The size of this pilot hole is paramount and must precisely match the specifications provided for the chosen screw extractor to ensure maximum engagement depth and strength. Once the hole is established, a spiral flute extractor, often called an easy-out, is gently tapped into the pilot hole. These extractors have a tapered, left-hand helix that bites deeper into the soft bolt material as outward torque is applied, creating a secure mechanical lock. Applying steady, consistent force with a tap handle or wrench minimizes the risk of snapping the hardened extractor inside the bolt, which complicates the removal significantly.
Specialized removal sockets offer an alternative approach, particularly for external star bolts or fasteners where the entire head is still intact but slightly deformed. These sockets feature hardened, reverse-tapered helical teeth designed to engage the outside corners of the fastener head. As the socket is turned, the teeth dig into the metal, creating a strong grip that tightens with increasing torque. These sockets are often used in conjunction with manual impact drivers, which use a hammer blow to deliver a sharp, rotational shock while simultaneously applying downward pressure, helping to break free seized threads.
The success of these dedicated tools relies on the principle of wedging or interference fit, where a harder material, typically tool steel, is forced into the softer material of the bolt. Maintaining proper alignment and using a slow, controlled rotation ensures that the applied torque is concentrated on turning the fastener rather than expanding the metal and causing the extractor to fail. This is generally the most effective and least destructive path when the initial low-impact efforts prove insufficient.
Aggressive and Destructive Removal Methods
When all attempts to grip or extract the bolt have failed, destructive techniques become the final course of action, demanding careful execution and safety precautions. One common approach is to use a rotary tool or an angle grinder fitted with a thin cutting wheel to slice a straight, deep slot across the diameter of the bolt head. This newly created slot allows for the insertion of a large, flat-blade screwdriver or a cold chisel, which can then be struck or turned to break the bolt free. Eye protection is mandatory during this process due to the flying metal fragments and sparks generated by the cutting action.

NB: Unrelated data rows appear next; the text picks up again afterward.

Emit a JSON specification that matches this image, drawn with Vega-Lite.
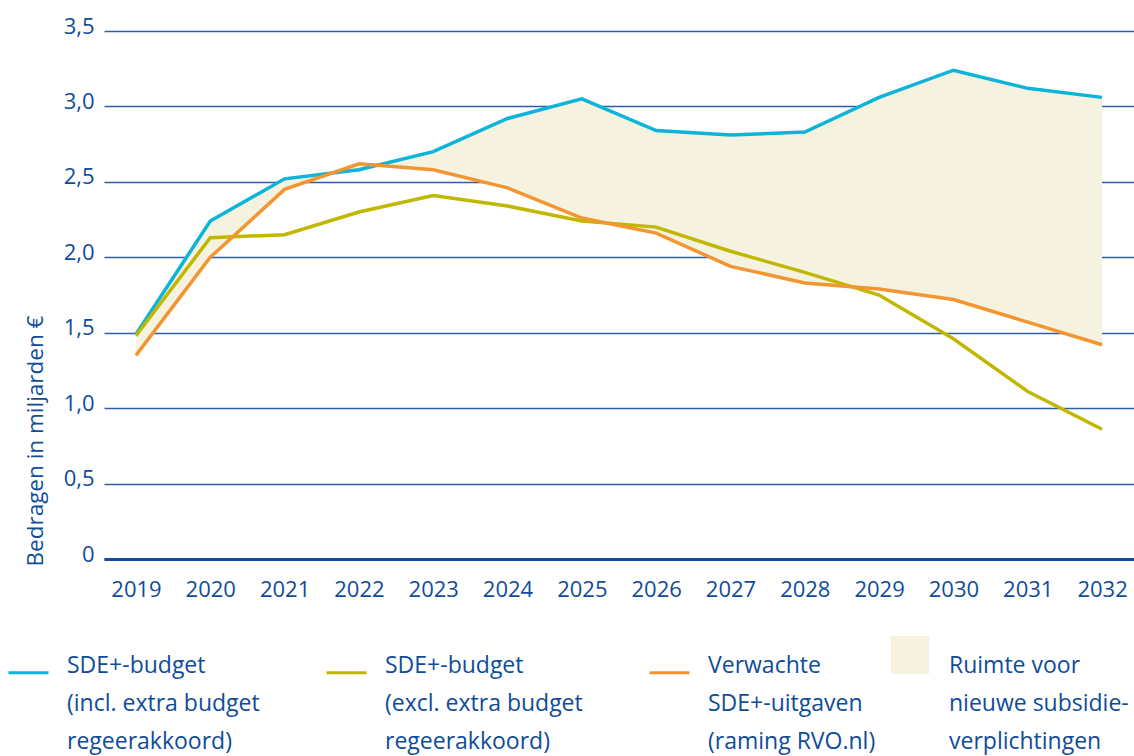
{
  "$schema": "https://vega.github.io/schema/vega-lite/v6.json",
  "width": 1030,
  "height": 528,
  "autosize": {"type": "none"},
  "padding": {"left": 104, "top": 31, "right": 0, "bottom": 197},
  "background": "white",
  "config": {
    "font": "Open Sans",
    "view": {"stroke": null},
    "style": {"guide-label": {"lineHeight": 38}}
  },
  "data": {
    "values": [
      {"year": 2019, "incl": 1.49, "excl": 1.48, "uitgaven": 1.35},
      {"year": 2020, "incl": 2.24, "excl": 2.13, "uitgaven": 2.00},
      {"year": 2021, "incl": 2.52, "excl": 2.15, "uitgaven": 2.45},
      {"year": 2022, "incl": 2.58, "excl": 2.30, "uitgaven": 2.62},
      {"year": 2023, "incl": 2.70, "excl": 2.41, "uitgaven": 2.58},
      {"year": 2024, "incl": 2.92, "excl": 2.34, "uitgaven": 2.46},
      {"year": 2025, "incl": 3.05, "excl": 2.24, "uitgaven": 2.26},
      {"year": 2026, "incl": 2.84, "excl": 2.20, "uitgaven": 2.16},
      {"year": 2027, "incl": 2.81, "excl": 2.04, "uitgaven": 1.94},
      {"year": 2028, "incl": 2.83, "excl": 1.90, "uitgaven": 1.83},
      {"year": 2029, "incl": 3.06, "excl": 1.75, "uitgaven": 1.79},
      {"year": 2030, "incl": 3.24, "excl": 1.46, "uitgaven": 1.72},
      {"year": 2031, "incl": 3.12, "excl": 1.11, "uitgaven": 1.57},
      {"year": 2032, "incl": 3.06, "excl": 0.86, "uitgaven": 1.42}
    ]
  },
  "encoding": {
    "x": {
      "field": "year",
      "type": "ordinal",
      "scale": {"type": "point", "padding": 0.43},
      "axis": {
        "title": null,
        "labelAngle": 0,
        "labelFontSize": 22,
        "labelColor": "#0f4c9a",
        "labelPadding": 20,
        "ticks": false,
        "grid": false,
        "domain": true,
        "domainColor": "#0f4c9a",
        "domainWidth": 3
      }
    }
  },
  "layer": [
    {
      "mark": {"type": "area", "opacity": 1, "interpolate": "linear"},
      "encoding": {
        "y": {
          "field": "uitgaven",
          "type": "quantitative",
          "scale": {"domain": [0, 3.5], "nice": false},
          "axis": {
            "title": "Bedragen in miljarden €",
            "titleFontSize": 22.5,
            "titleFontWeight": "normal",
            "titleColor": "#0f4c9a",
            "titleAngle": -90,
            "titleAlign": "left",
            "titleBaseline": "bottom",
            "titleX": -57,
            "titleY": 535,
            "values": [0, 0.5, 1, 1.5, 2, 2.5, 3, 3.5],
            "labelExpr": "datum.value == 0 ? '0' : replace(format(datum.value, '.1f'), '.', ',')",
            "labelFontSize": 22,
            "labelColor": "#0f4c9a",
            "labelPadding": 10,
            "labelOffset": -5,
            "ticks": false,
            "domain": false,
            "grid": true,
            "gridColor": "#2c5ea8",
            "gridWidth": 1.3
          }
        },
        "y2": {"field": "incl"},
        "fill": {
          "datum": "ruimte",
          "type": "nominal",
          "scale": {"domain": ["ruimte"], "range": ["#f5f3df"]},
          "legend": {
            "title": null,
            "orient": "none",
            "legendX": 787,
            "legendY": 605,
            "symbolType": "square",
            "symbolSize": 1444,
            "symbolStrokeWidth": 0,
            "symbolOpacity": 1,
            "labelFontSize": 23,
            "labelColor": "#0f4c9a",
            "labelOffset": 20,
            "labelBaseline": "top",
            "labelLimit": 400,
            "labelExpr": "['Ruimte voor', 'nieuwe subsidie-', 'verplichtingen']"
          }
        }
      }
    },
    {
      "transform": [{"fold": ["incl", "excl", "uitgaven"], "as": ["serie", "waarde"]}],
      "mark": {"type": "line", "strokeWidth": 3.5, "strokeJoin": "miter"},
      "encoding": {
        "y": {"field": "waarde", "type": "quantitative"},
        "stroke": {
          "field": "serie",
          "type": "nominal",
          "scale": {
            "domain": ["incl", "excl", "uitgaven"],
            "range": ["#0bb4d8", "#c2b700", "#f39530"]
          },
          "legend": {
            "title": null,
            "orient": "none",
            "legendX": -97,
            "legendY": 620,
            "direction": "horizontal",
            "columns": 3,
            "columnPadding": 60,
            "symbolType": "stroke",
            "symbolSize": 1600,
            "symbolStrokeWidth": 3,
            "labelFontSize": 23,
            "labelColor": "#0f4c9a",
            "labelOffset": 17,
            "labelBaseline": "alphabetic",
            "labelLimit": 400,
            "labelExpr": "datum.label == 'incl' ? ['SDE+-budget', '(incl. extra budget', '\u00a0regeerakkoord)'] : datum.label == 'excl' ? ['SDE+-budget', '(excl. extra budget', '\u00a0regeerakkoord)'] : ['Verwachte', 'SDE+-uitgaven', '(raming RVO.nl)']"
          }
        }
      }
    }
  ]
}
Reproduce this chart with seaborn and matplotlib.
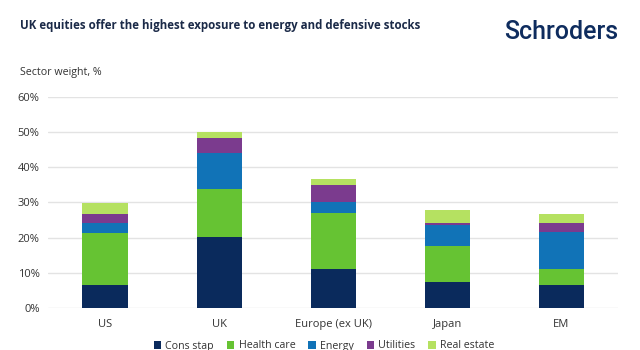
import matplotlib
matplotlib.use("Agg")
import matplotlib.pyplot as plt
from matplotlib.patches import Patch
from matplotlib.ticker import FuncFormatter
import numpy as np
import seaborn as sns

regions = ["US", "UK", "Europe (ex UK)", "Japan", "EM"]
sectors = ["Cons stap", "Health care", "Energy", "Utilities", "Real estate"]
cons_stap = [6.6, 20.3, 11.0, 7.5, 6.6]
health_care = [14.6, 13.4, 15.9, 10.1, 4.4]
energy = [2.9, 10.5, 3.1, 6.0, 10.5]
utilities = [2.6, 4.1, 5.0, 0.6, 2.6]
real_estate = [3.2, 1.6, 1.8, 3.7, 2.5]
yticks = [0, 10, 20, 30, 40, 50, 60]

colors = ["#0a2a5c", "#66c333", "#1173b7", "#7b3b8e", "#b5e161"]
series = [cons_stap, health_care, energy, utilities, real_estate]

sns.set_theme(style="white")
plt.rcParams["font.family"] = ["Open Sans", "DejaVu Sans"]

fig = plt.figure(figsize=(6.4, 3.5), dpi=100)
ax = fig.add_axes([0.075, 0.12, 0.891, 0.603])

bottom = np.zeros(len(regions))
for vals, col in zip(series, colors):
    sns.barplot(x=regions, y=vals, bottom=bottom, color=col, width=0.395,
                saturation=1, ax=ax, linewidth=0, zorder=3)
    bottom = bottom + np.array(vals)

ax.set_ylim(0, 60)
ax.set_xlim(-0.5, 4.5)
ax.set_yticks(yticks)
ax.yaxis.set_major_formatter(FuncFormatter(lambda v, p: f"{v:.0f}%"))
ax.grid(axis="y", color="#e3e3e3", linewidth=1, zorder=0)
ax.grid(axis="x", visible=False)
for s in ax.spines.values():
    s.set_visible(False)
ax.tick_params(axis="y", length=0, pad=6, labelsize=8, labelcolor="#333333")
ax.tick_params(axis="x", length=0, pad=8, labelsize=8, labelcolor="#333333")
ax.set_xlabel("")
ax.set_ylabel("")

fig.text(20/640, 1 - 25/350, "UK equities offer the highest exposure to energy and defensive stocks",
         fontsize=8.3, fontweight="bold", color="#1b2a48", va="center", ha="left")
fig.text(618/640, 1 - 32/350, "Schroders", fontsize=18, fontweight="medium",
         family=["Roboto", "Open Sans", "DejaVu Sans"],
         color="#0e2c5e", va="center", ha="right")
fig.text(20/640, 1 - 73/350, "Sector weight, %", fontsize=7.7, color="#333333",
         va="center", ha="left")

handles = [Patch(facecolor=c, edgecolor="none", label=l) for c, l in zip(colors, sectors)]
fig.legend(handles=handles, loc="center", bbox_to_anchor=(324/640, 1 - 346/350), ncol=5,
           frameon=False, fontsize=7.7, handlelength=0.7, handleheight=0.7,
           handletextpad=0.4, columnspacing=1.2, labelcolor="#333333")

fig.savefig("out.png", dpi=100)
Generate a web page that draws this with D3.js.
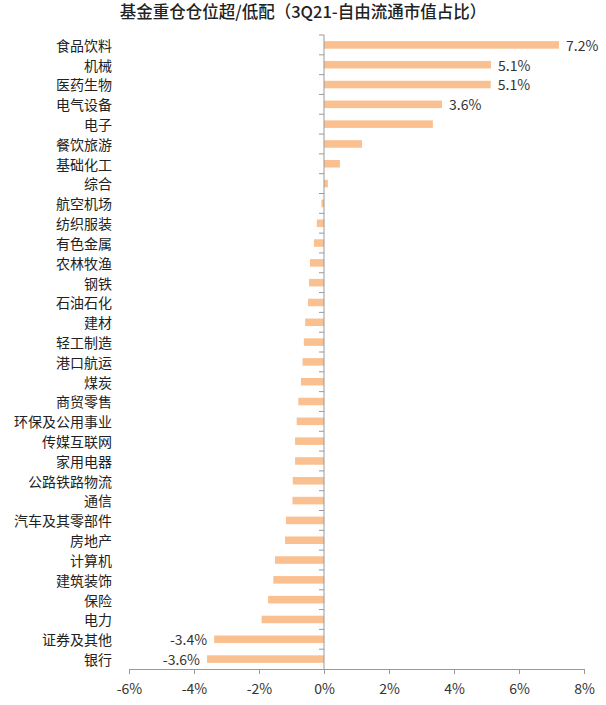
<!DOCTYPE html>
<html>
<head>
<meta charset="utf-8">
<script src="https://cdn.jsdelivr.net/npm/d3@7"></script>
<style>
  body { margin: 0; background: #fff; }
  text { font-family: "Noto Sans CJK SC", "Noto Sans", sans-serif; }
</style>
</head>
<body>
<svg id="chart" width="606" height="705"></svg>
<script>
// industries, top to bottom
const industries = [
  "食品饮料", "机械", "医药生物", "电气设备", "电子", "餐饮旅游", "基础化工", "综合",
  "航空机场", "纺织服装", "有色金属", "农林牧渔", "钢铁", "石油石化", "建材", "轻工制造",
  "港口航运", "煤炭", "商贸零售", "环保及公用事业", "传媒互联网", "家用电器", "公路铁路物流",
  "通信", "汽车及其零部件", "房地产", "计算机", "建筑装饰", "保险", "电力", "证券及其他", "银行"
];
// over/under weight, % of free-float market cap
const overweight = [
  7.23, 5.14, 5.13, 3.63, 3.35, 1.17, 0.49, 0.12,
  -0.08, -0.22, -0.31, -0.43, -0.46, -0.49, -0.58, -0.62,
  -0.66, -0.71, -0.79, -0.84, -0.89, -0.89, -0.96,
  -0.97, -1.17, -1.20, -1.51, -1.56, -1.72, -1.92, -3.38, -3.60
];
// only these bars carry a value label
const labelled = ["食品饮料", "机械", "医药生物", "电气设备", "证券及其他", "银行"];
const xTicks = [-6, -4, -2, 0, 2, 4, 6, 8];

const svg = d3.select("#chart");
const margin = { top: 35, left: 129, right: 22, bottom: 36 };
const width = 606 - margin.left - margin.right;
const height = 705 - margin.top - margin.bottom;

const x = d3.scaleLinear().domain([-6, 8]).range([0, width]);
const y = d3.scaleBand().domain(industries).range([0, height]).paddingInner(0.62).paddingOuter(0.31);

const data = industries.map((name, i) => ({ name, value: overweight[i] }));

// title
svg.append("text")
  .attr("x", 303)
  .attr("y", 18)
  .attr("text-anchor", "middle")
  .attr("font-size", 16.5)
  .attr("font-weight", 500)
  .attr("fill", "#222")
  .text("基金重仓仓位超/低配（3Q21-自由流通市值占比）");

const g = svg.append("g").attr("transform", `translate(${margin.left},${margin.top})`);

// bars
g.selectAll(".bar")
  .data(data)
  .join("rect")
  .attr("class", "bar")
  .attr("x", (d) => x(Math.min(0, d.value)))
  .attr("y", (d) => y(d.name))
  .attr("width", (d) => Math.abs(x(d.value) - x(0)))
  .attr("height", y.bandwidth())
  .attr("fill", "#FAC090");

// x axis
const xAxis = g.append("g")
  .attr("transform", `translate(0,${height})`)
  .call(d3.axisBottom(x).tickValues(xTicks).tickSize(5).tickPadding(10).tickFormat((d) => d + "%"));
xAxis.select(".domain").attr("stroke", "#999");
xAxis.selectAll(".tick line").attr("stroke", "#999");
xAxis.selectAll("text").attr("font-size", 14).attr("fill", "#333")
  .style("font-family", '"Noto Sans CJK SC", sans-serif');

// y axis at zero: vertical line with ticks between categories
const band = height / industries.length;
const yAxisG = g.append("g").attr("transform", `translate(${x(0)},0)`);
yAxisG.append("line")
  .attr("y1", 0).attr("y2", height)
  .attr("stroke", "#999");
yAxisG.selectAll(".sep")
  .data(d3.range(industries.length))
  .join("line")
  .attr("class", "sep")
  .attr("x1", -5).attr("x2", 0)
  .attr("y1", (i) => i * band)
  .attr("y2", (i) => i * band)
  .attr("stroke", "#999");

// category labels
g.selectAll(".cat")
  .data(industries)
  .join("text")
  .attr("class", "cat")
  .attr("x", -17)
  .attr("y", (d) => y(d) + y.bandwidth() / 2 + 1)
  .attr("dy", "0.35em")
  .attr("text-anchor", "end")
  .attr("font-size", 14)
  .attr("fill", "#222")
  .text((d) => d);

// value labels
g.selectAll(".val")
  .data(data.filter((d) => labelled.includes(d.name)))
  .join("text")
  .attr("class", "val")
  .attr("x", (d) => (d.value > 0 ? x(d.value) + 7 : x(d.value) - 7))
  .attr("y", (d) => y(d.name) + y.bandwidth() / 2 + 1)
  .attr("dy", "0.35em")
  .attr("text-anchor", (d) => (d.value > 0 ? "start" : "end"))
  .attr("font-size", 14)
  .attr("fill", "#333")
  .text((d) => d.value.toFixed(1) + "%");
</script>
</body>
</html>
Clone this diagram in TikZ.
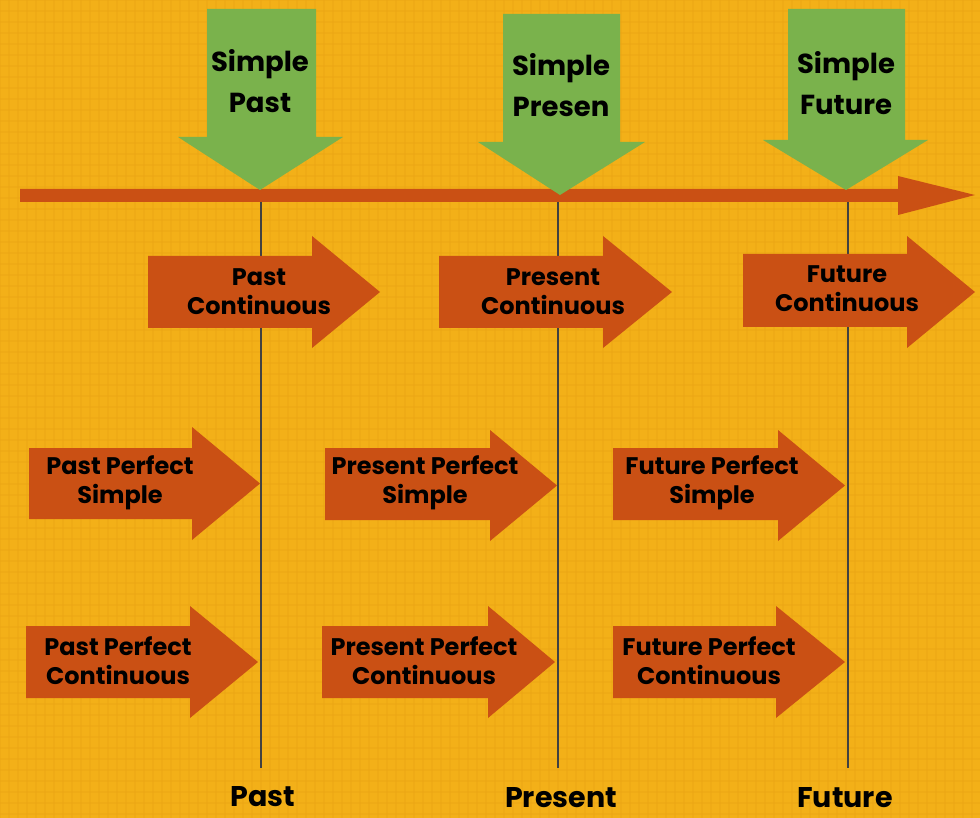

If the head is completely inaccessible or the bolt is sheared flush, the only remaining option is to drill out the entire shank. This requires starting with a small drill bit and progressively increasing the size until the drill bit is just shy of the tap diameter for the threads. The goal is to remove the bolt material without damaging the surrounding, female threads. Once the majority of the shank is gone, the remaining thread fragments can often be picked out or collapsed inward using a small punch.
Introducing heat can also aid removal by exploiting the difference in thermal expansion between the bolt and the material it is threaded into. A propane torch can be used to heat the material surrounding the bolt, causing it to expand slightly and potentially loosen the grip on the frozen threads. Applying a controlled heat cycle and then immediately attempting removal can be effective, but caution must be exercised to avoid damaging nearby plastic components or wiring insulation. These methods are inherently high-risk and should be approached with a clear plan for subsequent thread repair.